WORK INSTRUCTIONS> Copy every line of the records below that holds the word "this".

[Records from a dataset]
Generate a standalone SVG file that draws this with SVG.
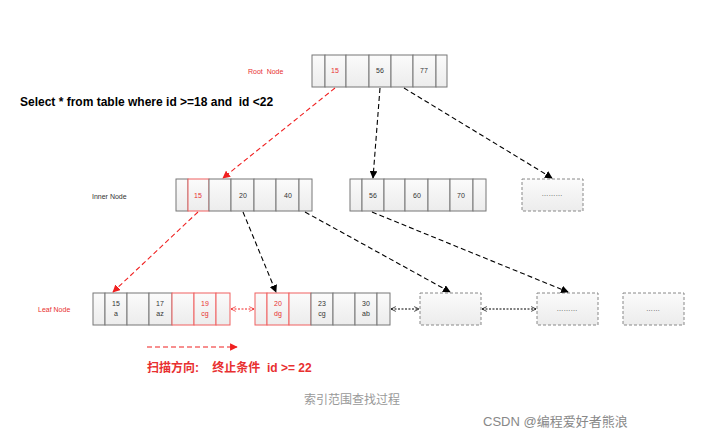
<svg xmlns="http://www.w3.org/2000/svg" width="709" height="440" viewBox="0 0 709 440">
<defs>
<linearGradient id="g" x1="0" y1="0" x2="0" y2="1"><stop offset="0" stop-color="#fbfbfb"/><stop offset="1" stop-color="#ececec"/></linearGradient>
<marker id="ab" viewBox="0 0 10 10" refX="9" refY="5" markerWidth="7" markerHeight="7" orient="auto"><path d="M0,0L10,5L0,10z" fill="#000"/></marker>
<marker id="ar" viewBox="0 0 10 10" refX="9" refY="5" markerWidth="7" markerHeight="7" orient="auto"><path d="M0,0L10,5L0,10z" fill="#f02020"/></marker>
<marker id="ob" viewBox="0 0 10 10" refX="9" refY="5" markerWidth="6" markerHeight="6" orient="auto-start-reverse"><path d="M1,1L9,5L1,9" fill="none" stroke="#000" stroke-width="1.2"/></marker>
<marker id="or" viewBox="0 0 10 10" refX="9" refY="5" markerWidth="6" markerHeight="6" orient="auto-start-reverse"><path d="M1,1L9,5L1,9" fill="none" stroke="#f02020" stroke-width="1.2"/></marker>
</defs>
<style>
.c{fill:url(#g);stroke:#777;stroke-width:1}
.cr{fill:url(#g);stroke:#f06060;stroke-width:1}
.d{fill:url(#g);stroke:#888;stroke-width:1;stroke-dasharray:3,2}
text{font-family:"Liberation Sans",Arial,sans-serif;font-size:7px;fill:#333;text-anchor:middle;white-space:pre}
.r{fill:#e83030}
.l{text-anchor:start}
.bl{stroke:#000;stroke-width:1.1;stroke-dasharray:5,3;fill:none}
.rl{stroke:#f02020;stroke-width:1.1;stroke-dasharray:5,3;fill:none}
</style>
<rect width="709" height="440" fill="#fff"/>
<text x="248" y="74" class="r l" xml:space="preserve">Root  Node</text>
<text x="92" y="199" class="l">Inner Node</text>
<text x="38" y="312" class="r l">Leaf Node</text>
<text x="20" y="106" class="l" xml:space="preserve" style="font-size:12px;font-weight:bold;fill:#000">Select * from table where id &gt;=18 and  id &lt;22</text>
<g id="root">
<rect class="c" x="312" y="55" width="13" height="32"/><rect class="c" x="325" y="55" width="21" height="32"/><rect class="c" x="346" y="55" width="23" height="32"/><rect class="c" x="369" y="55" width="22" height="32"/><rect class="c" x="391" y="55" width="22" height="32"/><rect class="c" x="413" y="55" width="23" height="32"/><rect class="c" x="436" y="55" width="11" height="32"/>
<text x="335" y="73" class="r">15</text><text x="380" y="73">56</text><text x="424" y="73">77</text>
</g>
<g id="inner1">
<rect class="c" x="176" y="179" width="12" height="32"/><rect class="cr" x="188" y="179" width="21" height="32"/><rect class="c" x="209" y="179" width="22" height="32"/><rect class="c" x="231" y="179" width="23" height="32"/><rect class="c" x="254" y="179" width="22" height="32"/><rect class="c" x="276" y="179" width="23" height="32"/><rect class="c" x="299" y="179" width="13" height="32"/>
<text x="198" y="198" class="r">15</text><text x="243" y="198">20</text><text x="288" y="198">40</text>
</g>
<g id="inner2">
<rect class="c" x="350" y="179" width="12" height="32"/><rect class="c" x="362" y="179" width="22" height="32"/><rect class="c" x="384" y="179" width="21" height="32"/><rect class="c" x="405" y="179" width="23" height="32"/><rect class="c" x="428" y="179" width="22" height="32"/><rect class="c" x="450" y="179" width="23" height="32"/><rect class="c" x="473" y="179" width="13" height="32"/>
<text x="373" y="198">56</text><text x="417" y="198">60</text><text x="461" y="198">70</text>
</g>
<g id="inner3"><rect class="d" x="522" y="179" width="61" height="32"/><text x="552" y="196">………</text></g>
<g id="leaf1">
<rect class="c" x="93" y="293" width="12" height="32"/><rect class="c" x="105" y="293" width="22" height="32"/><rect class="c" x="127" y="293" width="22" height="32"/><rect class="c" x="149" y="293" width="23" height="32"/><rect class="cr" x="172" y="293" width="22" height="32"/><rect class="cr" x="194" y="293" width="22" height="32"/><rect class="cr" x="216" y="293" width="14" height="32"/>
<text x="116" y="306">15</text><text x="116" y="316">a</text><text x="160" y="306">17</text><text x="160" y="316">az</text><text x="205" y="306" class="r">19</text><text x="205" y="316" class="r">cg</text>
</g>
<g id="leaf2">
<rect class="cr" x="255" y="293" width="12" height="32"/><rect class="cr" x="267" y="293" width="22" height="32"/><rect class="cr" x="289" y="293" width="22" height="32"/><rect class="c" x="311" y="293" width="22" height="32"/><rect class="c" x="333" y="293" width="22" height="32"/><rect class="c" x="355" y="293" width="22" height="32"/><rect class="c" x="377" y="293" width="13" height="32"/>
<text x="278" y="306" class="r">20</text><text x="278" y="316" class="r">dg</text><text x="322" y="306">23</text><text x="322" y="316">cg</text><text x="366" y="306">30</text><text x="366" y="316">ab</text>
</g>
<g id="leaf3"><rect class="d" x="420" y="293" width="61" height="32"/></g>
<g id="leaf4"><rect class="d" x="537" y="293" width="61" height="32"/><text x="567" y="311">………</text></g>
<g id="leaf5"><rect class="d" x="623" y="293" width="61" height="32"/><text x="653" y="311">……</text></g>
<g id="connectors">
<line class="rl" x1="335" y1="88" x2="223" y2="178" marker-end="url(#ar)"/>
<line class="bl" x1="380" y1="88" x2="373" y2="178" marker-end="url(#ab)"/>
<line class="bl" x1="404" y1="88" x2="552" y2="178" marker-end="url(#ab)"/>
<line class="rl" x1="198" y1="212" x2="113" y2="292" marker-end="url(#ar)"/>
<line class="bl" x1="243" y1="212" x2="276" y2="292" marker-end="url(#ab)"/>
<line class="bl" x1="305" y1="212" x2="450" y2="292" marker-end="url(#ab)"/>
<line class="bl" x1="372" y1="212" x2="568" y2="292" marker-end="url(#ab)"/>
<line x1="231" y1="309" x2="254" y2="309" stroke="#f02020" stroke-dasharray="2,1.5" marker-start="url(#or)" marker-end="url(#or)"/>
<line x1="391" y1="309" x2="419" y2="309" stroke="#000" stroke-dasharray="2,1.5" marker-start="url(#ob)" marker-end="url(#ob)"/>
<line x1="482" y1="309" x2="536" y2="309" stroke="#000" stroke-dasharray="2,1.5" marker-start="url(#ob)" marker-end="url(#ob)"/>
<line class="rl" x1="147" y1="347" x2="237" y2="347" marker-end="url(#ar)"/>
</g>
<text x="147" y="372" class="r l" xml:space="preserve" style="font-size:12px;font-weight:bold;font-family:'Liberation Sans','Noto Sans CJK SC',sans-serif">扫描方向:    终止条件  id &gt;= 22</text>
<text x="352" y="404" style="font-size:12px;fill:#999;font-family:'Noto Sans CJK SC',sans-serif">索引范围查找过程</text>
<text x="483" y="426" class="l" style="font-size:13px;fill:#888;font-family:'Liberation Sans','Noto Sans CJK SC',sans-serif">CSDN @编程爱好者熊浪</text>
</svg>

---

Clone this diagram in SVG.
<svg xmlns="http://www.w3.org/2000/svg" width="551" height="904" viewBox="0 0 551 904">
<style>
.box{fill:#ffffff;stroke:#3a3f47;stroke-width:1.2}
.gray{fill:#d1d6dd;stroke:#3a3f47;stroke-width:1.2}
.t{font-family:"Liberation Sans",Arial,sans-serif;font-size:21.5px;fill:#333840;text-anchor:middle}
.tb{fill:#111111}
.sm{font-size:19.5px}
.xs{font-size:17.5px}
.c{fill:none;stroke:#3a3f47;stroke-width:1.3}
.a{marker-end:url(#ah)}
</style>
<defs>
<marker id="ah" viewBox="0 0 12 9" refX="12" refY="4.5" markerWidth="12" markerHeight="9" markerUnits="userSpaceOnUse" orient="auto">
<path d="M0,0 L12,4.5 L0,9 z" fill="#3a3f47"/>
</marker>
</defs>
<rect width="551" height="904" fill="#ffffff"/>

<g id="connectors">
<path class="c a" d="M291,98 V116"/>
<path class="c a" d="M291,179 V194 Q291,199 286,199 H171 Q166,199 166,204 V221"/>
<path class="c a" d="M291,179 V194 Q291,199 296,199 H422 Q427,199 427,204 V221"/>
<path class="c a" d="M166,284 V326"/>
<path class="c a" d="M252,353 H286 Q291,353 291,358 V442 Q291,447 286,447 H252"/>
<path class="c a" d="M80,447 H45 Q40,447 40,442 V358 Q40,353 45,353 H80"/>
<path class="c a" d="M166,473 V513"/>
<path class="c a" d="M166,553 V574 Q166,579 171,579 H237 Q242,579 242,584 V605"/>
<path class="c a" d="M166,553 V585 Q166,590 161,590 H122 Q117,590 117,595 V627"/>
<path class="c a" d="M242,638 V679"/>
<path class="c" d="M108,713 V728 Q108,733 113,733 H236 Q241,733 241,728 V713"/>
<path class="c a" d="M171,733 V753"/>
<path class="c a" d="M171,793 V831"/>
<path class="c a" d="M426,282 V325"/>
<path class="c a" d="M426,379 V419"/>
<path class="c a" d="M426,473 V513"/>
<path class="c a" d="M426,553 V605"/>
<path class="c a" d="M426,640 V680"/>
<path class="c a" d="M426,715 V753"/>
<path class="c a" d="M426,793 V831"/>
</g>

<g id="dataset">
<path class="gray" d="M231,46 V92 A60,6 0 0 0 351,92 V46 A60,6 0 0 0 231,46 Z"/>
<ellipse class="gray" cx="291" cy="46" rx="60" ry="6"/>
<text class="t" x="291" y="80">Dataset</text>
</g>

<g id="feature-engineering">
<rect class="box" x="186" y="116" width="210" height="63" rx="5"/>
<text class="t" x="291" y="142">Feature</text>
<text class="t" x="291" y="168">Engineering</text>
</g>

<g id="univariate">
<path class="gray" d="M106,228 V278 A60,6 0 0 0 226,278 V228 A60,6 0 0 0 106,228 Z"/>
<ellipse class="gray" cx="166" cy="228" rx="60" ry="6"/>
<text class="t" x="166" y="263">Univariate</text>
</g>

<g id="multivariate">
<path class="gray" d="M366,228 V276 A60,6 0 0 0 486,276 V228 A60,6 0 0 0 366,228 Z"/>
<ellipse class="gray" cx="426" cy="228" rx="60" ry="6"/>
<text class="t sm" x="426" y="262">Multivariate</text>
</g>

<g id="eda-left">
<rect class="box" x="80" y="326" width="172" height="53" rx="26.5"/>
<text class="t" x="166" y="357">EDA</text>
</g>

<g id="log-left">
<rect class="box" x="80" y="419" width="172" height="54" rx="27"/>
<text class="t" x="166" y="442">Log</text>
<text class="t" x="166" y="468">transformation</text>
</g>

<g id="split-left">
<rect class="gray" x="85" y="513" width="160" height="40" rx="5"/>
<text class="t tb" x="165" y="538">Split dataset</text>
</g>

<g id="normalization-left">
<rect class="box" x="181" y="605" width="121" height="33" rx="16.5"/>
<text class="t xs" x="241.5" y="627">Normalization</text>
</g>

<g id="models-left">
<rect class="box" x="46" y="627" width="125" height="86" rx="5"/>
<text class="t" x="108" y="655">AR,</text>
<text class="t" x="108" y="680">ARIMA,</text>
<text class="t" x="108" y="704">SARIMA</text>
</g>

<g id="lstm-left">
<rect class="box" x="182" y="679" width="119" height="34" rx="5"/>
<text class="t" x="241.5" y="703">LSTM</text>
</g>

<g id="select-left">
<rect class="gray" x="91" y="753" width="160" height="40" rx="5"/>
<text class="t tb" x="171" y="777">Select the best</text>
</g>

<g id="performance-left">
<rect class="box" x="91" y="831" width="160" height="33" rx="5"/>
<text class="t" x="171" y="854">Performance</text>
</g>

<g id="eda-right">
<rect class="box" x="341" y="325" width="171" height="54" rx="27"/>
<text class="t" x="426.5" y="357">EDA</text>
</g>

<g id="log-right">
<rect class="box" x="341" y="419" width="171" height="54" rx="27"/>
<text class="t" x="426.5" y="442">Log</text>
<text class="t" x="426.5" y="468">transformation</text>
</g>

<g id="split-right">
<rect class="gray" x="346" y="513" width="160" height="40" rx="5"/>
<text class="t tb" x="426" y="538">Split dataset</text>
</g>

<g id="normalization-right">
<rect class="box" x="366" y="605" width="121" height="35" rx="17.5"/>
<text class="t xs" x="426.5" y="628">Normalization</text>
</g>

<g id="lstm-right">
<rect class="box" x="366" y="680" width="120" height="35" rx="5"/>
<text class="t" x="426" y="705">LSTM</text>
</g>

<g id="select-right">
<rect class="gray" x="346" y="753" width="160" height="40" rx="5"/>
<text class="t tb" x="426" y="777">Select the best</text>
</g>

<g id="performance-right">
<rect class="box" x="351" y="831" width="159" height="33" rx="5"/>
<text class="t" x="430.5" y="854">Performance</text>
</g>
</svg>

...

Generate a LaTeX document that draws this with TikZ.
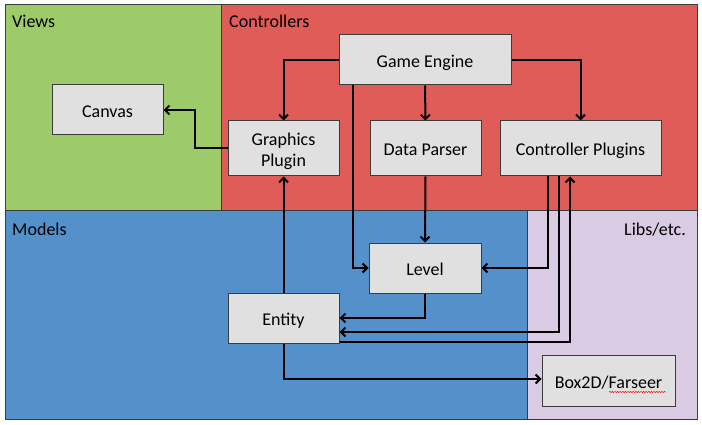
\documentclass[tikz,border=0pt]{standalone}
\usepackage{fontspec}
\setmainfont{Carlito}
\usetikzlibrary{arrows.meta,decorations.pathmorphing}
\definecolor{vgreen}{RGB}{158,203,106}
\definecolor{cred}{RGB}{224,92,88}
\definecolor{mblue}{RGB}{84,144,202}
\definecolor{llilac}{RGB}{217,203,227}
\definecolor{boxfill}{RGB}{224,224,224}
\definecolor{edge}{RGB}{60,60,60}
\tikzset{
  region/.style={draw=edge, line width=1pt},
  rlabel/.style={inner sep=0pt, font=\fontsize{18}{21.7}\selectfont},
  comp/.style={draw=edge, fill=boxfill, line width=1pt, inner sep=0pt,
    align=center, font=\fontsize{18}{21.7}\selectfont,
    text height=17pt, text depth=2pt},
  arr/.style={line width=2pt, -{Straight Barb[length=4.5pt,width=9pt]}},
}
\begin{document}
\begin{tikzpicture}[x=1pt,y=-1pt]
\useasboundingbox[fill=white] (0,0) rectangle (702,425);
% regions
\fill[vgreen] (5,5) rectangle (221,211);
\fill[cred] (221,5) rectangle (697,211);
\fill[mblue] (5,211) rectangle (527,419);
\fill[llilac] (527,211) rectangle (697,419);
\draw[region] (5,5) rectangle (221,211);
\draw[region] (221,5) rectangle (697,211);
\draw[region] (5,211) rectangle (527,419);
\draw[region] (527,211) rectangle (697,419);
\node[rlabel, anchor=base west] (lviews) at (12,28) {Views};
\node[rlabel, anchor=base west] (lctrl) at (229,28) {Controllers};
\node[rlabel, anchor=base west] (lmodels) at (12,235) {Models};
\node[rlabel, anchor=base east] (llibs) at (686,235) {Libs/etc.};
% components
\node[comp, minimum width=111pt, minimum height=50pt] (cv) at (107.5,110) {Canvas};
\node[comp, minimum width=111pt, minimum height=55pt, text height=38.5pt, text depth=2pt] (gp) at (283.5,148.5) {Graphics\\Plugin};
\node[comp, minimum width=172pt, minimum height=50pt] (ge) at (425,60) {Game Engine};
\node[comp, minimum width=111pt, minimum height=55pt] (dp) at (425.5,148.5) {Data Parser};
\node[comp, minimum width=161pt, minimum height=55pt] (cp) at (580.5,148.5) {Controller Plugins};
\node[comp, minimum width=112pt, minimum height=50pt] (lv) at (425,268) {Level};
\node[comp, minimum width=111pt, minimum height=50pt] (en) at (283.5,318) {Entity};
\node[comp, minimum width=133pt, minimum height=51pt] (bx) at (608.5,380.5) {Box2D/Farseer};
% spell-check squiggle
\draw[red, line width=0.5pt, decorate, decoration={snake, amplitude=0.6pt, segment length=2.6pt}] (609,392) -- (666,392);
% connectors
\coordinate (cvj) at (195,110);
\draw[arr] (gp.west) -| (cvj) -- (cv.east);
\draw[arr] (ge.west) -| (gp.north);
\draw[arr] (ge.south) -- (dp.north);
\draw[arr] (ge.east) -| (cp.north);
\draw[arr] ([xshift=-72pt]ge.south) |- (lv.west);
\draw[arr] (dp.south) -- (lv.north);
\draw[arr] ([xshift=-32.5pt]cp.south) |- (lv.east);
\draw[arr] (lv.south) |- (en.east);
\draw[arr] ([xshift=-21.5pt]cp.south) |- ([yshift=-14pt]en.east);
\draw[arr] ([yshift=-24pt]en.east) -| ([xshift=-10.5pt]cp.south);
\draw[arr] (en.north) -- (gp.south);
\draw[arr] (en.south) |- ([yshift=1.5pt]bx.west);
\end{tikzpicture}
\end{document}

CORRECT ANSWER>
Generate a standalone SVG file that draws this with SVG.
Clone this diagram in SVG.
Generate a LaTeX document that draws this with TikZ.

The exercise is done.